Court's Reasoning on Compliance with SEC Regulations
The court also evaluated whether the defendants' disclosures complied with SEC regulations, particularly concerning the use of non-GAAP financial measures. The court found that the plaintiffs claimed violations of Regulation G due to the omission of reconciliations for non-GAAP metrics, particularly regarding EBITDA. However, the court determined that the financial measures disclosed in the proxy were provided to the financial advisors for purposes related to the merger and thus fell under an exemption from Regulation G. The court reasoned that the information was supplied to the advisors to render an opinion related to the merger transaction and was disclosed in compliance with SEC rules.

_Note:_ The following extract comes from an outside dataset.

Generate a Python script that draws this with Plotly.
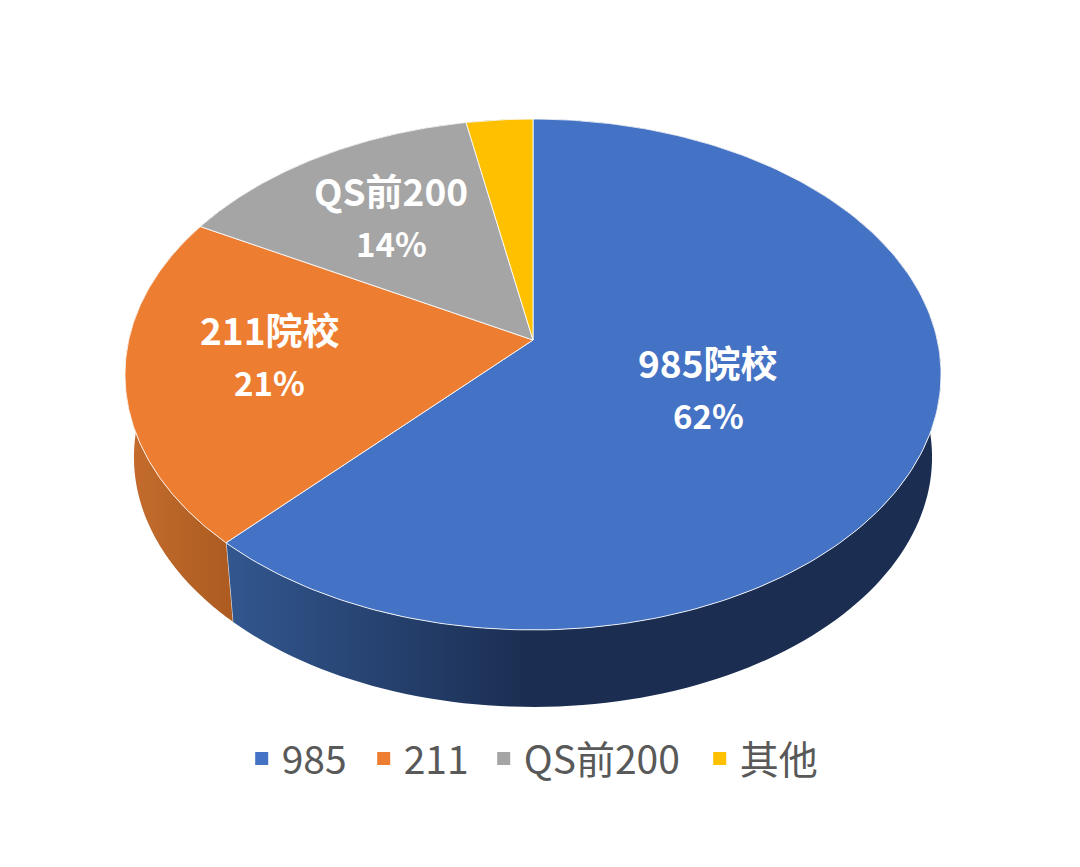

Consequently, the court ruled that the defendants were not required to include additional disclosures or reconciliations for the non-GAAP measures under the circumstances presented.
Court's Reasoning on Breach of Fiduciary Duty
In light of the dismissal of the federal claims under the Securities Exchange Act, the court declined to exercise supplemental jurisdiction over the plaintiffs' state law claim for breach of fiduciary duty. The court noted that without the federal claims standing, it was not appropriate to consider the state law issues, which were more appropriately handled in state court. The court reasoned that exercising jurisdiction over the state claim would not be warranted given the dismissal of the primary federal claims. As a result, the court dismissed the breach of fiduciary duty claim without prejudice, allowing the plaintiffs the opportunity to pursue it in a separate forum if they chose to do so.